Taxing Digital Goods and Streaming Services

Sales tax laws were written for physical goods, and many states still haven’t fully caught up to the digital economy. Whether you owe sales tax on a streaming subscription, an ebook, or a software license depends heavily on where you live and how your state classifies those products.

The 24 states participating in the Streamlined Sales and Use Tax Agreement use a standardized definition for “specified digital products” that covers digital music, streaming video, and ebooks. But membership in the agreement doesn’t mean a state taxes those items: each state decides independently whether to impose or exempt the tax. Outside the agreement, states take wildly different approaches. Some treat downloaded software the same as boxed software on a shelf. Others tax streaming video but not streaming music. A few still have no clear rules at all, leaving businesses to rely on informal guidance from the state revenue department.

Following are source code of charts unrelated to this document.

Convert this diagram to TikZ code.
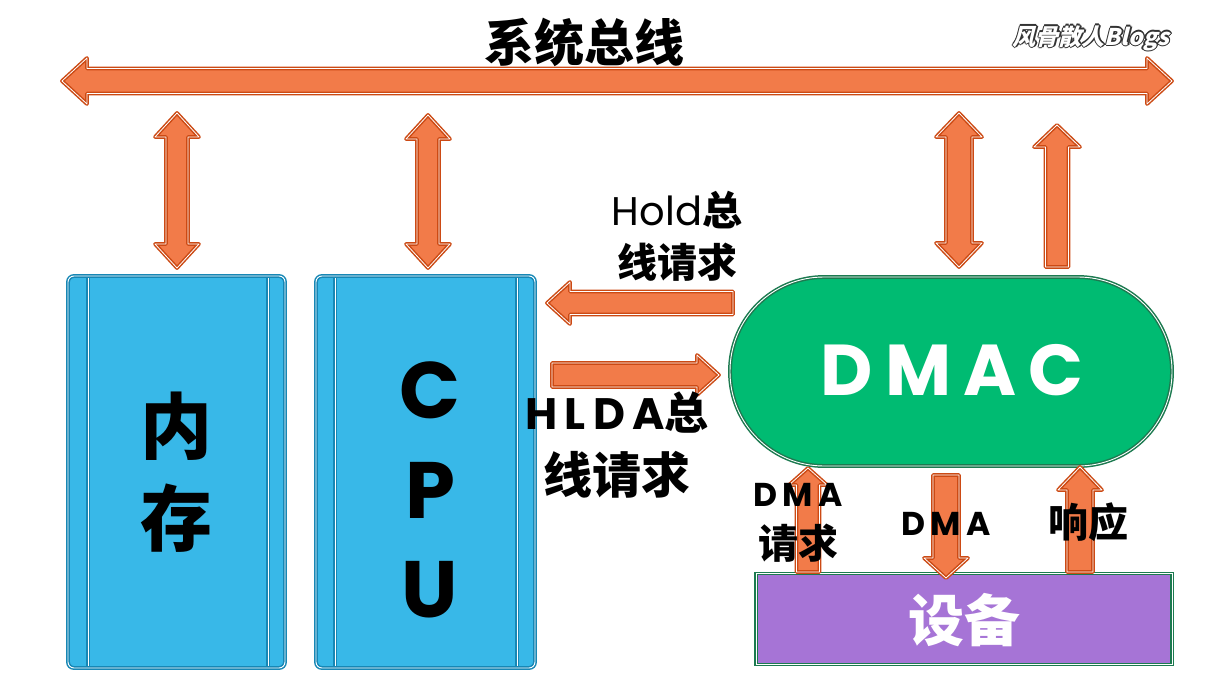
\documentclass[tikz,border=0pt]{standalone}
\usepackage{fontspec}
\setmainfont{Poppins}
\newfontfamily\cjk{Noto Sans CJK SC}
\newfontfamily\wmfont{Noto Sans CJK SC}[FakeSlant=0.25]
\definecolor{orfill}{HTML}{F27B49}
\definecolor{orline}{HTML}{CC4A14}
\definecolor{bluefill}{HTML}{38B8E8}
\definecolor{blueline}{HTML}{1787B5}
\definecolor{greenfill}{HTML}{00BB72}
\definecolor{greenline}{HTML}{1C7A50}
\definecolor{purplefill}{HTML}{A674D6}
\definecolor{wmline}{HTML}{333333}
\tikzset{
  blk/.style={fill=orfill, draw=orline, line width=1.5pt, double=white, double distance=0.8pt, line join=round},
  bluebox/.style={rectangle, rounded corners=6pt, fill=bluefill, draw=blueline, line width=1.5pt, double=white, double distance=0.9pt, inner sep=0pt},
  innerline/.style={draw=blueline, line width=1.4pt, double=white, double distance=0.7pt},
  lbl/.style={inner sep=0pt, text=black, align=center},
}
% double horizontal: y, xl, xr, s, h, L
\newcommand\dblH[6]{\path[blk] (#2,#1) -- ({#2+#6},{#1-#5}) -- ({#2+#6},{#1-#4}) -- ({#3-#6},{#1-#4}) -- ({#3-#6},{#1-#5}) -- (#3,#1) -- ({#3-#6},{#1+#5}) -- ({#3-#6},{#1+#4}) -- ({#2+#6},{#1+#4}) -- ({#2+#6},{#1+#5}) -- cycle;}
% double vertical: x, yt, yb, s, h, L
\newcommand\dblV[6]{\path[blk] (#1,#2) -- ({#1+#5},{#2+#6}) -- ({#1+#4},{#2+#6}) -- ({#1+#4},{#3-#6}) -- ({#1+#5},{#3-#6}) -- (#1,#3) -- ({#1-#5},{#3-#6}) -- ({#1-#4},{#3-#6}) -- ({#1-#4},{#2+#6}) -- ({#1-#5},{#2+#6}) -- cycle;}
% left: y, xtip, xtail, s, h, L
\newcommand\arrL[6]{\path[blk] (#2,#1) -- ({#2+#6},{#1-#5}) -- ({#2+#6},{#1-#4}) -- (#3,{#1-#4}) -- (#3,{#1+#4}) -- ({#2+#6},{#1+#4}) -- ({#2+#6},{#1+#5}) -- cycle;}
% right: y, xtail, xtip, s, h, L
\newcommand\arrR[6]{\path[blk] (#3,#1) -- ({#3-#6},{#1-#5}) -- ({#3-#6},{#1-#4}) -- (#2,{#1-#4}) -- (#2,{#1+#4}) -- ({#3-#6},{#1+#4}) -- ({#3-#6},{#1+#5}) -- cycle;}
% up: x, ytip, ytail, s, h, L
\newcommand\arrU[6]{\path[blk] (#1,#2) -- ({#1+#5},{#2+#6}) -- ({#1+#4},{#2+#6}) -- ({#1+#4},#3) -- ({#1-#4},#3) -- ({#1-#4},{#2+#6}) -- ({#1-#5},{#2+#6}) -- cycle;}
% down: x, ytail, ytip, s, h, L
\newcommand\arrD[6]{\path[blk] (#1,#3) -- ({#1+#5},{#3-#6}) -- ({#1+#4},{#3-#6}) -- ({#1+#4},#2) -- ({#1-#4},#2) -- ({#1-#4},{#3-#6}) -- ({#1-#5},{#3-#6}) -- cycle;}
\begin{document}
\begin{tikzpicture}[x=1pt,y=-1pt]
\useasboundingbox[fill=white] (0,0) rectangle (1216,699);

% title
\node[lbl, font=\cjk\bfseries\fontsize{50}{56}\selectfont] (title) at (584,42) {系统总线};
% watermark
\foreach \dx/\dy in {-1.2/0,1.2/0,0/-1.2,0/1.2,-0.9/-0.9,0.9/0.9,-0.9/0.9,0.9/-0.9}
  \node[inner sep=0pt, text=wmline, font=\wmfont\bfseries\fontsize{23}{26}\selectfont] at ({1091+\dx},{38+\dy}) {风骨散人Blogs};
\node[inner sep=0pt, text=white, font=\wmfont\bfseries\fontsize{23}{26}\selectfont] (wm) at (1091,38) {风骨散人Blogs};

% system bus
\dblH{81}{62}{1172}{12.5}{23}{25}
% vertical arrows to bus
\dblV{177}{113}{268}{11}{22}{24}
\dblV{428}{115}{268}{11}{22}{24}
\dblV{959}{113}{267}{13}{23}{24}
\arrU{1057}{125}{267}{11.5}{23}{22}

% memory box
\node[bluebox, minimum width=217pt, minimum height=392pt] (mem) at (176.5,472) {};
\draw[innerline] (88,278) -- (88,666);
\draw[innerline] (268,278) -- (268,666);
\node[lbl, font=\cjk\bfseries\fontsize{72}{80}\selectfont] (memtxt) at (mem.center) {内\\[12pt]存};

% CPU box
\node[bluebox, minimum width=219pt, minimum height=392pt] (cpu) at (425.5,472) {};
\draw[innerline] (335,278) -- (335,666);
\draw[innerline] (517,278) -- (517,666);
\node[lbl, font=\bfseries\fontsize{80}{100}\selectfont] (c) at (430,390) {C};
\node[lbl, font=\bfseries\fontsize{80}{100}\selectfont] (p) at (430,490) {P};
\node[lbl, font=\bfseries\fontsize{80}{100}\selectfont] (u) at (430,590) {U};

% DMAC
\node[rectangle, rounded corners=94pt, minimum width=442pt, minimum height=189pt, fill=greenfill, draw=greenline, line width=1.5pt, double=white, double distance=0.9pt, inner sep=0pt] (dmac) at (951,371.5) {};
\node[lbl, text=white, font=\bfseries\fontsize{72}{80}\selectfont] (dmactxt) at (952,370) {D\,M\,A\,C};

% device
\node[rectangle, minimum width=416pt, minimum height=91pt, fill=purplefill, draw=greenline, line width=1.5pt, double=white, double distance=0.9pt, inner sep=0pt] (dev) at (964,619) {};
\node[lbl, text=white, font=\cjk\bfseries\fontsize{56}{60}\selectfont] (devtxt) at (964,620) {设备};

% hold / hlda arrows
\arrL{303}{547}{733}{11.5}{21}{23}
\arrR{375}{552}{719}{12}{20}{22}
\node[lbl, font=\fontsize{40}{52}\selectfont] (hold) at (677,236) {Hold{\cjk\bfseries 总}\\{\cjk\bfseries 线请求}};
\node[lbl, font=\bfseries\fontsize{44}{64}\selectfont] (hlda) at (617,445) {H\,L\,D\,A{\cjk 总}\\{\cjk\fontsize{49}{64}\selectfont 线请求}};

% DMAC <-> device arrows
\arrU{808}{468}{572}{11.5}{19}{17}
\arrD{946}{475}{578}{13}{22}{20}
\arrU{1080}{467}{572}{13}{22}{23}
\node[lbl, font=\bfseries\fontsize{33}{52}\selectfont] (dmareq) at (798,523) {D\,M\,A\\{\cjk\fontsize{40}{52}\selectfont 请求}};
\node[lbl, font=\bfseries\fontsize{33}{40}\selectfont] (dma) at (946,524) {D\,M\,A};
\node[lbl, font=\cjk\bfseries\fontsize{40}{40}\selectfont] (ack) at (1088,522) {响应};
\end{tikzpicture}
\end{document}
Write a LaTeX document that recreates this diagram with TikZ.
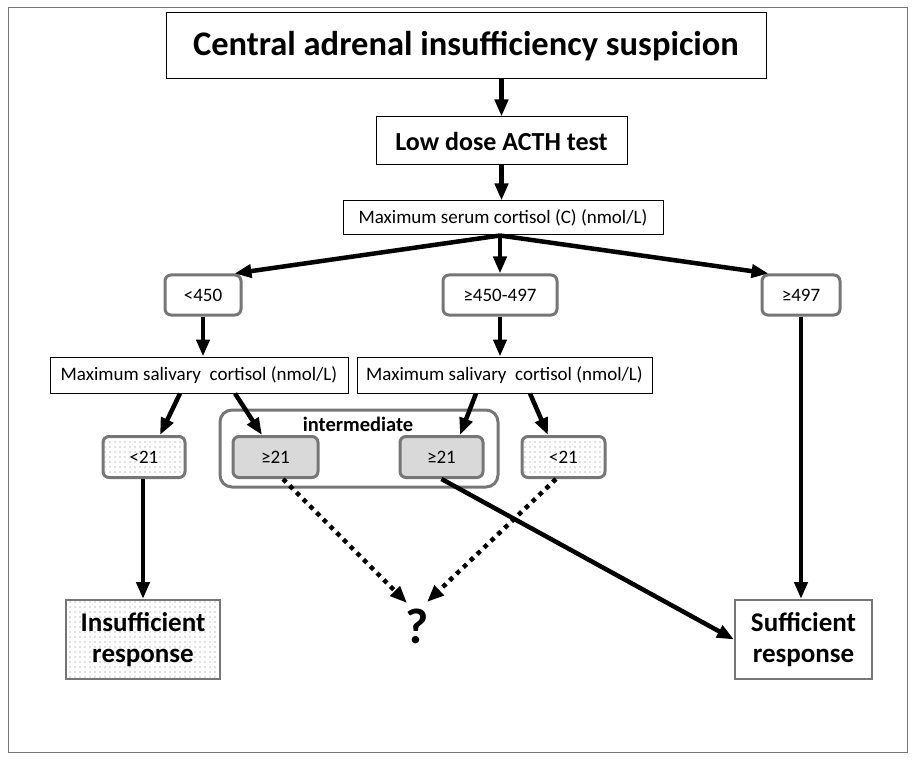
\documentclass[tikz,border=0pt]{standalone}
\usepackage{fontspec}
\setmainfont{Carlito}
\usetikzlibrary{arrows.meta,patterns.meta}
\definecolor{bordergray}{RGB}{118,118,118}
\definecolor{fillgray}{RGB}{217,217,217}
\tikzset{
  sqbox/.style={draw=black,line width=1pt,fill=white,inner sep=2pt,align=center},
  rbox/.style={draw=bordergray,line width=3pt,rounded corners=6pt,fill=white,inner sep=2pt,align=center,font=\fontsize{19}{22}\selectfont},
  smalltext/.style={font=\fontsize{19}{22}\selectfont},
  bigbox/.style={draw=bordergray,line width=2pt,fill=white,minimum height=79pt,align=center,font=\fontsize{27}{31}\bfseries\selectfont},
  dotfill/.style={pattern={Dots[distance=5pt,radius=0.55pt]},pattern color=gray},
  arr/.style={line width=4.5pt,-{Triangle[length=17pt,width=13pt]}},
  darr/.style={line width=4.5pt,dash pattern=on 4.5pt off 5pt,-{Triangle[length=17pt,width=13pt]}},
}
\begin{document}
\begin{tikzpicture}[x=1pt,y=-1pt]
\useasboundingbox (0,0) rectangle (916,762);
\draw[draw=bordergray,line width=1pt] (8,8) rectangle (907,752);

\node[sqbox,minimum width=600pt,minimum height=66pt,font=\fontsize{34.5}{38}\bfseries\selectfont] (central) at (466,46) {Central adrenal insufficiency suspicion};
\node[sqbox,minimum width=251pt,minimum height=48pt,font=\fontsize{26}{30}\bfseries\selectfont] (acth) at (501.5,141) {Low dose ACTH test};
\node[sqbox,minimum width=320pt,minimum height=34pt,smalltext] (serum) at (503,218) {Maximum serum cortisol (C) (nmol/L)};

\node[rbox,minimum width=76pt,minimum height=40pt] (lt450) at (203,295) {<450};
\node[rbox,minimum width=114pt,minimum height=40pt] (mid) at (500,295) {≥450-497};
\node[rbox,minimum width=78pt,minimum height=40pt] (ge497) at (801,295) {≥497};

\node[sqbox,minimum width=298pt,minimum height=36pt,smalltext] (sal1) at (199,375) {Maximum salivary\ \ cortisol (nmol/L)};
\node[sqbox,minimum width=295pt,minimum height=36pt,smalltext] (sal2) at (504.5,375) {Maximum salivary\ \ cortisol (nmol/L)};

\draw[draw=bordergray,line width=3pt,rounded corners=12pt] (220,410) rectangle (498,487);
\node[font=\fontsize{20.5}{24}\bfseries\selectfont] (interm) at (358,424) {intermediate};

\node[rbox,minimum width=82pt,minimum height=41pt] (lt21a) at (144,457) {};
\fill[dotfill] ([shift={(3,-3)}]lt21a.south west) rectangle ([shift={(-3,3)}]lt21a.north east);
\node[smalltext] at (lt21a) {<21};
\node[rbox,minimum width=85pt,minimum height=41pt,fill=fillgray] (ge21a) at (275.5,457) {≥21};
\node[rbox,minimum width=83pt,minimum height=41pt,fill=fillgray] (ge21b) at (441.5,457) {≥21};
\node[rbox,minimum width=83pt,minimum height=41pt] (lt21b) at (563.5,457) {};
\fill[dotfill] ([shift={(3,-3)}]lt21b.south west) rectangle ([shift={(-3,3)}]lt21b.north east);
\node[smalltext] at (lt21b) {<21};

\node[bigbox,minimum width=154pt] (insuf) at (143,639.5) {};
\fill[dotfill] ([shift={(2,-2)}]insuf.south west) rectangle ([shift={(-2,2)}]insuf.north east);
\node[align=center,font=\fontsize{27}{31}\bfseries\selectfont] at (insuf) {Insufficient\\response};
\node[bigbox,minimum width=137pt] (suf) at (803.5,639.5) {Sufficient\\response};

\node[font=\fontsize{50}{54}\bfseries\selectfont] (q) at (417,626) {?};

\draw[arr] (central.south -| acth) -- (acth.north);
\draw[arr] (acth.south) -- (serum.north -| acth);
\draw[arr] (serum.south -| mid) -- ([xshift=-8pt]lt450.north east);
\draw[arr] (serum.south -| mid) -- (mid.north);
\draw[arr] (serum.south -| mid) -- ([xshift=8pt]ge497.north west);
\draw[arr] (lt450.south) -- (sal1.north -| lt450);
\draw[arr] (mid.south) -- (sal2.north -| mid);
\draw[arr] ([xshift=-19pt]sal1.south) -- ([xshift=16pt]lt21a.north);
\draw[arr] ([xshift=36pt]sal1.south) -- ([xshift=-13.5pt]ge21a.north);
\draw[arr] ([xshift=-28.5pt]sal2.south) -- ([xshift=18.5pt]ge21b.north);
\draw[arr] ([xshift=25.5pt]sal2.south) -- ([xshift=-15.5pt]lt21b.north);
\draw[arr] (lt21a.south -| insuf) -- (insuf.north);
\draw[arr] (ge497.south) -- (suf.north -| ge497);
\draw[arr] (ge21b.south) -- (suf.west);
\draw[darr] ([xshift=7.5pt]ge21a.south) -- ([shift={(-10,-23)}]q.center);
\draw[darr] ([xshift=-7.5pt]lt21b.south) -- ([shift={(10,-24)}]q.center);
\end{tikzpicture}
\end{document}
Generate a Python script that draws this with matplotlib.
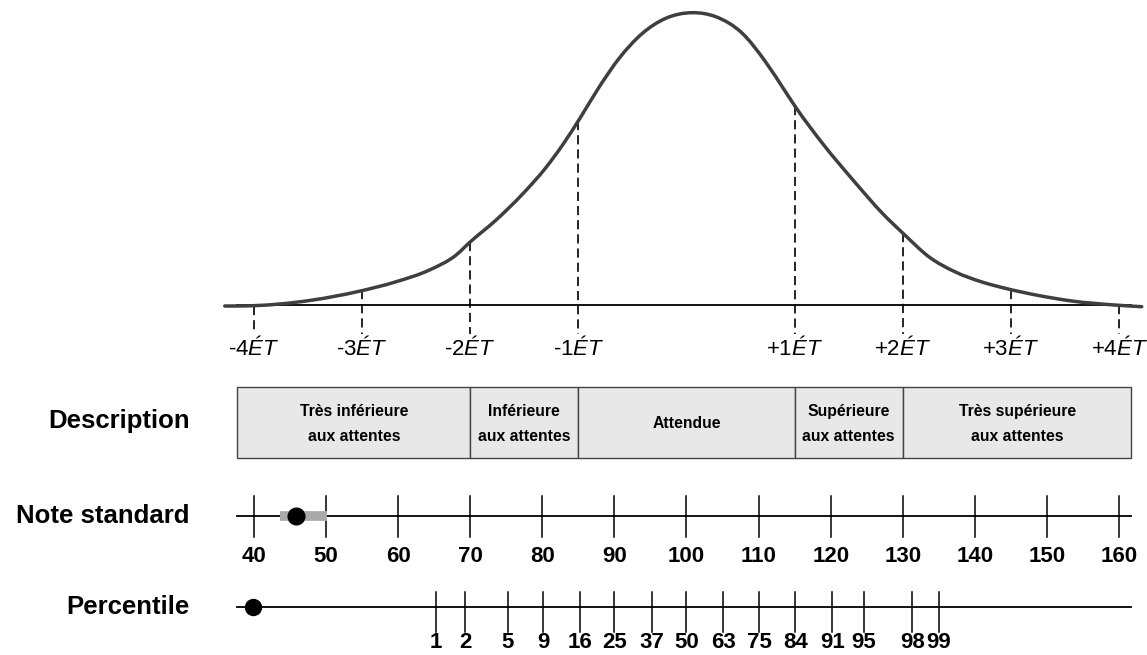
import numpy as np
import matplotlib
matplotlib.use('Agg')
import matplotlib.pyplot as plt
from matplotlib.patches import Rectangle, PathPatch
from matplotlib.path import Path

plt.rcParams['font.family'] = ['Liberation Sans', 'DejaVu Sans']
plt.rcParams['mathtext.fontset'] = 'custom'
plt.rcParams['mathtext.rm'] = 'Liberation Sans'
plt.rcParams['mathtext.it'] = 'Liberation Sans:italic'

# bell curve (x = standard score, y = pixel row)
curve_x = [35.96, 37.58, 39.87, 43.57, 48.19, 54.34, 59.74, 64.35, 68.05, 69.99,
           73.59, 77.27, 80.51, 82.81, 85.22, 87.89, 90.66, 93.89, 97.13, 100.82,
           104.06, 107.74, 110.98, 113.75, 115.22, 118.82, 123.45, 127.13, 130.28,
           133.60, 137.30, 140.98, 144.22, 148.84, 153.45, 159.36, 163.14]
curve_y = [306, 306, 305.7, 304, 300, 291.7, 281.7, 270, 255, 242,
           220, 194, 167.5, 145, 118.3, 87, 58.3, 33.3, 18.3, 12.7,
           16.7, 33.3, 62, 92, 108, 143, 183, 213, 235,
           256.7, 272, 282, 288.3, 295.5, 301, 305, 306.7]

sd_pos = [40, 55, 70, 85, 115, 130, 145, 160]
sd_labels = ['-4', '-3', '-2', '-1', '+1', '+2', '+3', '+4']

desc_edges = [37.7, 70, 85, 115, 130, 161.7]
desc_labels = ['Très inférieure\naux attentes', 'Inférieure\naux attentes', 'Attendue',
               'Supérieure\naux attentes', 'Très supérieure\naux attentes']

std_ticks = [40, 50, 60, 70, 80, 90, 100, 110, 120, 130, 140, 150, 160]
std_score = 45.9
std_band = [43.6, 50.2]

pct_labels = ['1', '2', '5', '9', '16', '25', '37', '50', '63', '75', '84', '91', '95', '98', '99']
pct_pos = [65.2, 69.3, 75.2, 80.1, 85.2, 90.0, 95.2, 100.0, 105.1, 110.1,
           115.1, 120.2, 124.6, 131.3, 135.0]
pct_score = 39.9

line_left, line_right = 37.7, 161.7


def smooth_path(xs, ys):
    # cubic Hermite through the read points, drawn as bezier segments
    xs, ys = np.asarray(xs, float), np.asarray(ys, float)
    m = np.gradient(ys, xs)
    verts = [(xs[0], ys[0])]
    codes = [Path.MOVETO]
    for i in range(len(xs) - 1):
        h = xs[i + 1] - xs[i]
        verts += [(xs[i] + h / 3, ys[i] + m[i] * h / 3),
                  (xs[i + 1] - h / 3, ys[i + 1] - m[i + 1] * h / 3),
                  (xs[i + 1], ys[i + 1])]
        codes += [Path.CURVE4] * 3
    return Path(verts, codes)


fig = plt.figure(figsize=(11.47, 6.55), dpi=100)
ax = fig.add_axes([0, 0, 1, 1])
ax.set_xlim(4.785, 163.87)
ax.set_ylim(655, 0)
ax.axis('off')

# curve part
ax.plot([line_left, line_right], [305, 305], color='black', lw=1.3, zorder=2)
ax.add_patch(PathPatch(smooth_path(curve_x, curve_y), facecolor='none',
                       edgecolor='#3f3f3f', lw=2.5, capstyle='round', zorder=3))
for p, lab in zip(sd_pos, sd_labels):
    top = np.interp(p, curve_x, curve_y)
    ax.plot([p, p], [top, 334], color='black', lw=1.2, dashes=(5.5, 3), zorder=1)
    ax.text(p, 348, lab + r'$\mathit{ÉT}$', ha='center', va='center', fontsize=16)

# description row
for i, lab in enumerate(desc_labels):
    x0, x1 = desc_edges[i], desc_edges[i + 1]
    ax.add_patch(Rectangle((x0, 387), x1 - x0, 71, facecolor='#e8e8e8',
                           edgecolor='#444444', lw=1.0))
    ax.text((x0 + x1) / 2, 424, lab, ha='center', va='center', fontsize=11.3,
            fontweight='bold', linespacing=1.9)
ax.text(31.1, 421, 'Description', ha='right', va='center', fontsize=18.5, fontweight='bold')

# standard score row
y_std = 516
ax.plot([line_left, line_right], [y_std, y_std], color='black', lw=1.3)
for t in std_ticks:
    ax.plot([t, t], [y_std - 20, y_std + 21], color='black', lw=1.1)
    ax.text(t, 556, str(t), ha='center', va='center', fontsize=16, fontweight='bold')
ax.plot(std_band, [y_std, y_std], color='#aaaaaa', lw=7, solid_capstyle='butt', zorder=4)
ax.plot(std_score, y_std, 'o', color='black', ms=12, zorder=5)
ax.text(31.1, 516, 'Note standard', ha='right', va='center', fontsize=18.5, fontweight='bold')

# percentile row
y_pct = 607
ax.plot([line_left, line_right], [y_pct, y_pct], color='black', lw=1.3)
for p, lab in zip(pct_pos, pct_labels):
    ax.plot([p, p], [y_pct - 15, y_pct + 25], color='black', lw=1.1)
    ax.text(p, 642, lab, ha='center', va='center', fontsize=16, fontweight='bold')
ax.plot(pct_score, y_pct, 'o', color='black', ms=11.5, zorder=5)
ax.text(31.1, 607, 'Percentile', ha='right', va='center', fontsize=18.5, fontweight='bold')

fig.savefig('out.png', dpi=100)
plt.close()
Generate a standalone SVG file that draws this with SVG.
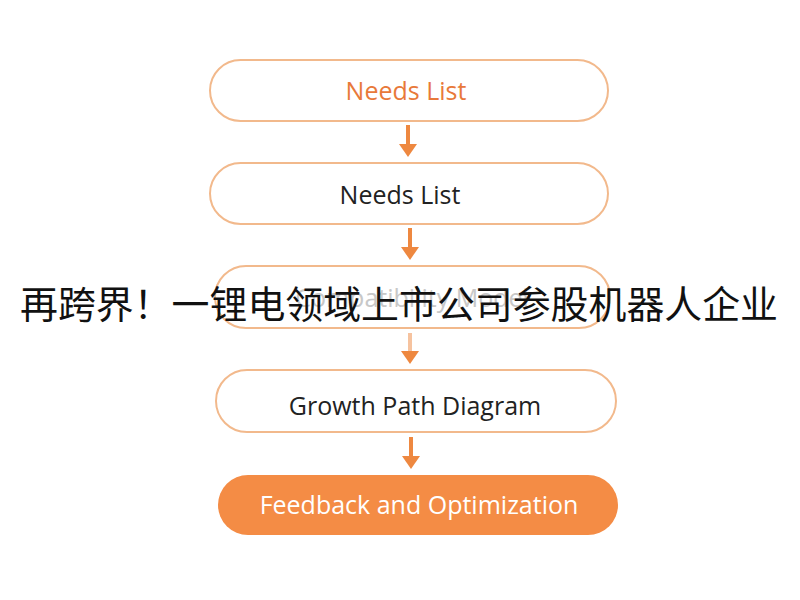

Software-as-a-service subscriptions are even murkier. Some states view cloud-based software as a taxable product, others treat it as a nontaxable service, and a handful split the difference by taxing personal-use subscriptions at a different rate than business subscriptions. This is an area where the rules are genuinely unsettled, and consumers in different states pay different amounts for identical products.

Use Tax: When You Owe It Yourself

Use tax is sales tax’s less famous twin. It applies when you buy something without paying sales tax at the time of purchase, most commonly when ordering from an out-of-state seller that doesn’t collect your state’s tax. The rate is identical to your local sales tax rate. The idea is simple: the state doesn’t want you to dodge tax just by shopping across a border.

The 2018 Supreme Court decision in South Dakota v. Wayfair dramatically reduced the number of situations where use tax matters for everyday shoppers. Before that ruling, states could only require a seller to collect tax if the seller had a physical presence, like a store or warehouse, in the state. Wayfair allowed states to require collection based on economic activity alone.2Supreme Court of the United States. South Dakota v. Wayfair, Inc. Most states now require remote sellers to collect once they exceed $100,000 in sales into the state, though a few states set higher thresholds: California, New York, and Texas each require $500,000, and Alabama and Mississippi set the bar at $250,000.

Use tax still matters in a few situations. Private sales between individuals, like buying a used car or furniture through a classified ad, don’t involve a registered seller. Purchases from very small out-of-state vendors that fall below every state’s economic nexus threshold also arrive untaxed. In both cases, the buyer is legally responsible for calculating and paying use tax directly to the state.

Some states make this easier with a use tax lookup table on the state income tax return. Instead of tracking every untaxed purchase, you can report an estimated amount based on your income. These tables cover only small personal purchases, not big-ticket items like vehicles. Compliance rates for individual use tax reporting are notoriously low, but states do audit for it, particularly when someone registers a vehicle purchased out of state or when bank records show large untaxed purchases.

Sales Tax Holidays

About 20 states offer temporary sales tax holidays each year, typically lasting two to three days. During these windows, certain categories of goods can be purchased without sales tax, subject to per-item price caps. The most common type is the back-to-school holiday in late July or August, covering clothing, school supplies, and sometimes computers. Several states also run severe weather preparedness holidays for items like generators, batteries, and first aid kits, and a smaller number offer energy efficiency holidays for appliances with Energy Star ratings.

Price limits keep the benefit targeted at everyday purchases. A typical back-to-school holiday might exempt clothing priced under $75 per item and school supplies under $20. Anything above the cap is fully taxable, even during the holiday period. These holidays save consumers real money on planned purchases, but the savings window is narrow and the qualifying items are specific. Checking your state’s revenue department website before shopping is the only reliable way to know what qualifies.